GSA-24 v.1.0 targets around 690 000 SNPs and includes common SNPs as well as other SNPs important in clinical research and precision medicine research.

Due to technical differences, quality control (QC) and imputation were done separately for each array. For both arrays, QC was performed using Ricopili (Rapid Imputation and Computational Pipeline for GWAS), an established tool developed by the Psychiatric Genomics Consortium [2, 3]. Samples with sex mismatch (genetic sex does not match reported sex), duplicate samples, excess heterozygosity and call rate < 0.98 were removed after QC. SNPs with call rate < 0.98 and minor allele frequency (MAF) < 0.01 were also excluded.

A summary of the total number of individuals and SNPs available per array can be found in table 1.

Ancestry and relatedness
Principal components (PC) for each array were calculated and the data was plotted (see Fig. 1 and 4) together with the 1000 Genome dataset. Samples of non-European ancestry were identified and later removed using the 1000 Genome data as reference. Then, 10 PCs were calculated for each array (see Fig. 2 and 5). These PCs are available and recommended to be used as covariates in all analysis to adjust for population stratification. To check whether the generated principal components do properly correct for population stratification we ran a GWAS on height (see Fig. 3 and 6).

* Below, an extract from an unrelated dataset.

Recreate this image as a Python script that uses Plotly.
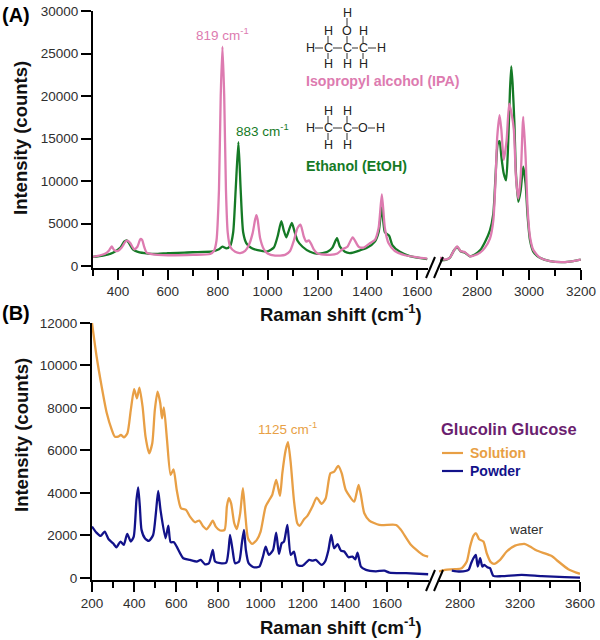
import plotly.graph_objects as go

WIDTH, HEIGHT = 600, 640

# Panel A: alcohol spectra, fingerprint region
ipa_low_shift = [300, 330, 350, 365, 375, 385, 400, 415, 430, 440, 450, 465, 478, 490, 497, 505, 515, 530, 560, 600, 700, 770, 785, 795, 805, 812, 819, 826, 833, 840, 850, 870, 890, 910, 925, 940, 950, 955, 960, 970, 985, 1000, 1030, 1070, 1090, 1105, 1120, 1132, 1145, 1155, 1165, 1175, 1185, 1200, 1250, 1280, 1300, 1320, 1341, 1365, 1385, 1410, 1430, 1445, 1458, 1470, 1485, 1510, 1550, 1600, 1640]
ipa_low_counts = [1100, 1300, 1500, 1900, 2350, 1900, 1800, 2200, 2900, 3000, 2700, 2000, 2300, 3200, 3100, 2300, 1600, 1450, 1350, 1300, 1350, 1450, 1800, 3000, 9000, 20000, 25800, 20000, 9000, 4000, 2300, 1700, 1550, 1800, 2500, 3900, 5500, 6000, 5500, 3300, 2000, 1500, 1250, 1350, 1800, 3000, 4500, 4900, 3500, 2900, 3050, 2600, 2000, 1500, 1350, 1500, 2000, 2300, 3400, 2300, 2200, 2700, 3100, 4500, 8450, 4500, 2700, 1800, 1300, 1050, 900]
etoh_low_shift = [300, 340, 380, 410, 425, 435, 445, 460, 480, 520, 560, 600, 700, 780, 805, 819, 835, 850, 862, 872, 883, 892, 902, 915, 935, 960, 1000, 1025, 1040, 1055, 1065, 1075, 1085, 1097, 1107, 1120, 1140, 1170, 1200, 1240, 1260, 1278, 1290, 1310, 1330, 1400, 1430, 1445, 1458, 1470, 1487, 1500, 1530, 1570, 1640]
etoh_low_counts = [1100, 1250, 1600, 2200, 2900, 3050, 2700, 2000, 1700, 1500, 1450, 1550, 1650, 1750, 2000, 2300, 2100, 2400, 4000, 9000, 14600, 9000, 4000, 2700, 2150, 1900, 1750, 2200, 3500, 5300, 4200, 3400, 4200, 5100, 4200, 3000, 2300, 1700, 1450, 1700, 2200, 3300, 2300, 1700, 1550, 2200, 2900, 4000, 6950, 4000, 3600, 2500, 1700, 1200, 850]

# Panel A: C-H stretching region
ipa_high_shift = [2658, 2677, 2696, 2712, 2724, 2737, 2754, 2773, 2792, 2812, 2831, 2850, 2863, 2872, 2878, 2887, 2894, 2903, 2914, 2924, 2933, 2942, 2950, 2959, 2968, 2978, 2987, 2995, 3004, 3017, 3042, 3081, 3132, 3170, 3199]
ipa_high_counts = [1020, 780, 1020, 1880, 2350, 1800, 1650, 1170, 1300, 1600, 2200, 3250, 5400, 10500, 15200, 17750, 16000, 12500, 14800, 19100, 17950, 16000, 10500, 7950, 10500, 17560, 12850, 6600, 3450, 1900, 1020, 620, 500, 620, 780]
etoh_high_shift = [2658, 2683, 2696, 2712, 2724, 2737, 2754, 2773, 2792, 2812, 2831, 2850, 2863, 2872, 2880, 2887, 2894, 2903, 2912, 2919, 2927, 2932, 2937, 2944, 2950, 2959, 2968, 2978, 2987, 2995, 3004, 3017, 3042, 3081, 3132, 3170, 3199]
etoh_high_counts = [700, 780, 1020, 1880, 2270, 1760, 1600, 1170, 1400, 1880, 2860, 4230, 6200, 10900, 14400, 14700, 12850, 10900, 10100, 13600, 20700, 23500, 21500, 16800, 10900, 7560, 8900, 11700, 9700, 5800, 3050, 1700, 1000, 600, 500, 620, 780]

# Panel B: glucose spectra, fingerprint region
solution_low_shift = [200, 222, 246, 270, 294, 308, 324, 337, 352, 368, 384, 400, 413, 425, 440, 454, 471, 486, 498, 511, 524, 532, 541, 556, 573, 587, 602, 622, 646, 665, 689, 709, 728, 744, 760, 773, 787, 808, 829, 840, 849, 860, 875, 887, 903, 916, 927, 940, 959, 982, 1000, 1024, 1043, 1055, 1074, 1092, 1103, 1119, 1130, 1143, 1158, 1174, 1185, 1206, 1222, 1246, 1266, 1290, 1309, 1331, 1349, 1368, 1385, 1404, 1444, 1455, 1465, 1476, 1492, 1516, 1563, 1643, 1666, 1714, 1770, 1795]
solution_low_counts = [12000, 10410, 9000, 7760, 6965, 6650, 6650, 6730, 6620, 6810, 7900, 8890, 8455, 8960, 8060, 6650, 5865, 6340, 7900, 8770, 8220, 7510, 8030, 6490, 4850, 5110, 4140, 3280, 3200, 2885, 2620, 2700, 2415, 2290, 2490, 2700, 2415, 2230, 2260, 3360, 3750, 3510, 2570, 2300, 3040, 4220, 3040, 1865, 1600, 1790, 2180, 3360, 3700, 3905, 4610, 3860, 4925, 6025, 6385, 5400, 3670, 2570, 2450, 2760, 2920, 3360, 3780, 3480, 3750, 4925, 5000, 5270, 4925, 4140, 3590, 3980, 4375, 3905, 3040, 2700, 2490, 2490, 2260, 1550, 1080, 1000]
powder_low_shift = [200, 221, 241, 260, 279, 300, 316, 335, 351, 367, 384, 398, 411, 419, 427, 435, 451, 470, 490, 503, 514, 525, 549, 562, 573, 589, 602, 633, 665, 697, 716, 736, 755, 773, 784, 808, 837, 848, 855, 867, 879, 898, 911, 921, 930, 943, 967, 994, 1011, 1024, 1039, 1059, 1074, 1087, 1100, 1111, 1127, 1143, 1158, 1174, 1198, 1230, 1246, 1262, 1289, 1306, 1322, 1335, 1349, 1365, 1381, 1397, 1417, 1436, 1449, 1460, 1476, 1500, 1547, 1587, 1611, 1690, 1795]
powder_low_counts = [2415, 2130, 1975, 2180, 1820, 1630, 1440, 1710, 1550, 2070, 1710, 1945, 3670, 4265, 3355, 2260, 1865, 1740, 2020, 3040, 4090, 3200, 1865, 2460, 1680, 1680, 1470, 925, 845, 770, 845, 640, 690, 1320, 770, 690, 720, 1320, 2020, 1320, 690, 770, 1630, 2260, 1320, 690, 500, 530, 1000, 1475, 1080, 1315, 2130, 1130, 1630, 1710, 2495, 1080, 1240, 610, 565, 845, 815, 845, 610, 770, 1315, 2020, 1395, 1585, 1285, 1240, 970, 1000, 875, 1190, 530, 375, 310, 340, 250, 220, 170]

# Panel B: C-H and water stretching region
solution_high_shift = [2660, 2700, 2767, 2811, 2845, 2867, 2889, 2907, 2927, 2956, 2978, 3005, 3027, 3067, 3111, 3167, 3229, 3267, 3311, 3411, 3456, 3522, 3600]
solution_high_counts = [300, 376, 408, 455, 770, 1475, 1976, 2100, 1820, 1710, 1160, 740, 660, 850, 1240, 1520, 1600, 1475, 1286, 1035, 770, 408, 190]
powder_high_shift = [2745, 2800, 2856, 2874, 2889, 2905, 2918, 2934, 2949, 2962, 2982, 3000, 3022, 3078, 3211, 3345, 3500, 3600]
powder_high_counts = [345, 300, 376, 690, 925, 1082, 533, 925, 533, 612, 500, 455, 95, 80, 140, 80, 40, 10]

panel_a_ticks = [0, 5000, 10000, 15000, 20000, 25000, 30000]
panel_b_ticks = [0, 2000, 4000, 6000, 8000, 10000, 12000]
a_low_ticks = [400, 600, 800, 1000, 1200, 1400, 1600]
a_high_ticks = [2800, 3000, 3200]
b_low_ticks = [200, 400, 600, 800, 1000, 1200, 1400, 1600]
b_high_ticks = [2800, 3200, 3600]

PINK = "#dd7bb0"
GREEN = "#157a26"
ORANGE = "#e89f45"
NAVY = "#12128a"
PURPLE = "#6b1f70"
TEXT = "#2e2e2e"
FONT = "Liberation Sans, Arial, sans-serif"


def px(x):
    return x / WIDTH


def py(y):
    return 1 - y / HEIGHT


def x_axis(domain, value_range, ticks, minor_start, minor_step, anchor):
    return dict(
        domain=[px(domain[0]), px(domain[1])], range=value_range, anchor=anchor,
        tickmode="array", tickvals=ticks, tickformat="d", ticks="outside", ticklen=10, tickwidth=1.6,
        tickcolor="black", showline=True, linewidth=2, linecolor="black",
        showgrid=False, zeroline=False, tickfont=dict(size=13.5, color=TEXT, family=FONT),
        minor=dict(tickmode="linear", tick0=minor_start, dtick=minor_step, ticks="outside",
                   ticklen=6, tickwidth=1.6, tickcolor="black", showgrid=False),
    )


def y_axis(domain, value_range, ticks, anchor):
    return dict(
        domain=[py(domain[1]), py(domain[0])], range=value_range, anchor=anchor,
        tickmode="array", tickvals=ticks, tickformat="d", ticks="outside", ticklen=10, tickwidth=1.6,
        tickcolor="black", showline=True, linewidth=2, linecolor="black",
        showgrid=False, zeroline=False, tickfont=dict(size=13.5, color=TEXT, family=FONT),
    )


fig = go.Figure()


def spectrum(xs, ys, color, xaxis, yaxis):
    fig.add_trace(go.Scatter(x=xs, y=ys, mode="lines", xaxis=xaxis, yaxis=yaxis,
                             line=dict(color=color, width=2.3, shape="spline", smoothing=0.6),
                             showlegend=False))


spectrum(etoh_low_shift, etoh_low_counts, GREEN, "x", "y")
spectrum(ipa_low_shift, ipa_low_counts, PINK, "x", "y")
spectrum(etoh_high_shift, etoh_high_counts, GREEN, "x2", "y")
spectrum(ipa_high_shift, ipa_high_counts, PINK, "x2", "y")
spectrum(solution_low_shift, solution_low_counts, ORANGE, "x3", "y2")
spectrum(powder_low_shift, powder_low_counts, NAVY, "x3", "y2")
spectrum(solution_high_shift, solution_high_counts, ORANGE, "x4", "y2")
spectrum(powder_high_shift, powder_high_counts, NAVY, "x4", "y2")

annotations = []
shapes = []


def label(x, y, text, size=13, color=TEXT, bold=False, anchor="center", angle=0):
    annotations.append(dict(
        x=px(x), y=py(y), xref="paper", yref="paper", xanchor=anchor, yanchor="middle",
        text=f"<b>{text}</b>" if bold else text, showarrow=False, textangle=angle,
        font=dict(size=size, color=color, family=FONT),
    ))


def segment(x0, y0, x1, y1, color="black", width=2.0):
    shapes.append(dict(type="line", xref="paper", yref="paper",
                       x0=px(x0), y0=py(y0), x1=px(x1), y1=py(y1),
                       line=dict(color=color, width=width)))


# Panel letters and axis titles
label(0, 15, "(A)", size=20, color="black", bold=True, anchor="left")
label(0, 313, "(B)", size=20, color="black", bold=True, anchor="left")
label(21, 138, "Intensity (counts)", size=18.5, color="#111111", bold=True, angle=-90)
label(21, 435, "Intensity (counts)", size=18.5, color="#111111", bold=True, angle=-90)
label(341, 313, "Raman shift (cm<sup>-1</sup>)", size=18.5, color="#111111", bold=True)
label(341, 626, "Raman shift (cm<sup>-1</sup>)", size=18.5, color="#111111", bold=True)

# Peak and compound labels
label(222, 34, "819 cm<sup>-1</sup>", color=PINK, size=13.5)
label(262, 130, "883 cm<sup>-1</sup>", color=GREEN, size=13.5)
label(304, 81, "Isopropyl alcohol (IPA)", color=PINK, size=14.2, bold=True, anchor="left")
label(304, 166, "Ethanol (EtOH)", color=GREEN, size=14.2, bold=True, anchor="left")
label(287, 428, "1125 cm<sup>-1</sup>", color=ORANGE, size=13.5)
label(439, 429, "Glucolin Glucose", color=PURPLE, size=16.5, bold=True, anchor="left")
label(468, 453, "Solution", color=ORANGE, size=14, bold=True, anchor="left")
label(468, 471, "Powder", color=NAVY, size=14, bold=True, anchor="left")
label(526, 529, "water", size=13.5)
segment(442, 453, 463, 453, ORANGE, 2.2)
segment(442, 471, 463, 471, NAVY, 2.2)

# Axis break marks
for y_top, y_bottom in [(257, 278), (570, 591)]:
    segment(435, y_top, 426, y_bottom)
    segment(443, y_top, 434, y_bottom)

# Structural formula of isopropyl alcohol
ipa_atoms = [(347, 13, "H"), (328, 31, "H"), (347, 31, "O"), (363, 31, "H"), (310, 48, "H"),
             (328, 48, "C"), (347, 48, "C"), (363, 48, "C"), (381, 48, "H"), (328, 64, "H"),
             (347, 64, "H"), (363, 64, "H")]
# Structural formula of ethanol
etoh_atoms = [(328, 111, "H"), (347, 111, "H"), (310, 128, "H"), (328, 128, "C"), (347, 128, "C"),
              (363, 128, "O"), (380, 128, "H"), (328, 145, "H"), (347, 145, "H")]
for ax, ay, atom in ipa_atoms + etoh_atoms:
    label(ax, ay, atom, size=12.5, color="#222222")

for bx in (328, 347, 363):
    segment(bx, 36, bx, 43, "#333333", 1)
    segment(bx, 53, bx, 59, "#333333", 1)
segment(347, 18, 347, 26, "#333333", 1)
for x0, x1 in [(315, 323), (333, 342), (352, 358), (368, 376)]:
    segment(x0, 48, x1, 48, "#333333", 1)
for bx in (328, 347):
    segment(bx, 116, bx, 123, "#333333", 1)
    segment(bx, 133, bx, 140, "#333333", 1)
for x0, x1 in [(315, 323), (333, 342), (352, 358), (368, 375)]:
    segment(x0, 128, x1, 128, "#333333", 1)

fig.update_layout(
    width=WIDTH, height=HEIGHT, margin=dict(l=0, r=0, t=0, b=0, autoexpand=False),
    paper_bgcolor="white", plot_bgcolor="rgba(0,0,0,0)", showlegend=False,
    font=dict(family=FONT),
    xaxis=x_axis((93, 428), [300, 1643], a_low_ticks, 300, 100, "y"),
    xaxis2=x_axis((440, 581), [2658, 3200], a_high_ticks, 2700, 100, "y"),
    xaxis3=x_axis((92, 429), [200, 1799], b_low_ticks, 200, 100, "y2"),
    xaxis4=x_axis((438, 580), [2653, 3600], b_high_ticks, 2800, 200, "y2"),
    yaxis=y_axis((11, 268), [-200, 30000], panel_a_ticks, "x"),
    yaxis2=y_axis((323, 580), [-100, 12000], panel_b_ticks, "x3"),
    annotations=annotations, shapes=shapes,
)

fig.write_html("out.html")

The data was further checked for relatedness between participants and a list of related individuals is available.

Both datasets were imputed  based on Haplotype Reference Consortium (HRC, panel version 1.1. Imputation was performed on the Michigan Imputation Server for the autosomal chromosomes (1-22).

Table 1: Number of samples and SNPs available per array



Europeans (excl. related samples)


623 (631 028 SNPs)

620 (600 950 SNPs)



1880 (686 082 SNPs)

1791 (471 977 SNPs)






Variable information
The raw genotypes, QC-ed genotypes and imputed data files are available. Specific SNPs can be extracted upon request.

Data includes also:











Affymetrix - Me+ - - - - Me+ - - - -
 - Me+ - - Me+ - Me+ - Me+ - -

1 More information about the LASA data collection waves is available here.

 * 2B=baseline second cohort;
   3B=baseline third cohort;
   MB=migrants: baseline first cohort

Me=data collected in medical interview
+= see Blood collection description

Previous use in LASA
Several publications are under construction.


  1. Ehli, E.A., et al., A method to customize population-specific arrays for genome-wide association testing. European Journal of Human Genetics, 2017. 25(2): p. 267-270.
  2. Schizophrenia Working Group of the Psychiatric Genomics, C., Biological insights from 108 schizophrenia-associated genetic loci. Nature, 2014. 511(7510): p. 421-427.
  3. Wray, N.R., et al., Genome-wide association analyses identify 44 risk variants and refine the genetic architecture of major depression. Nat Genet, 2018. 50(5): p. 668-681.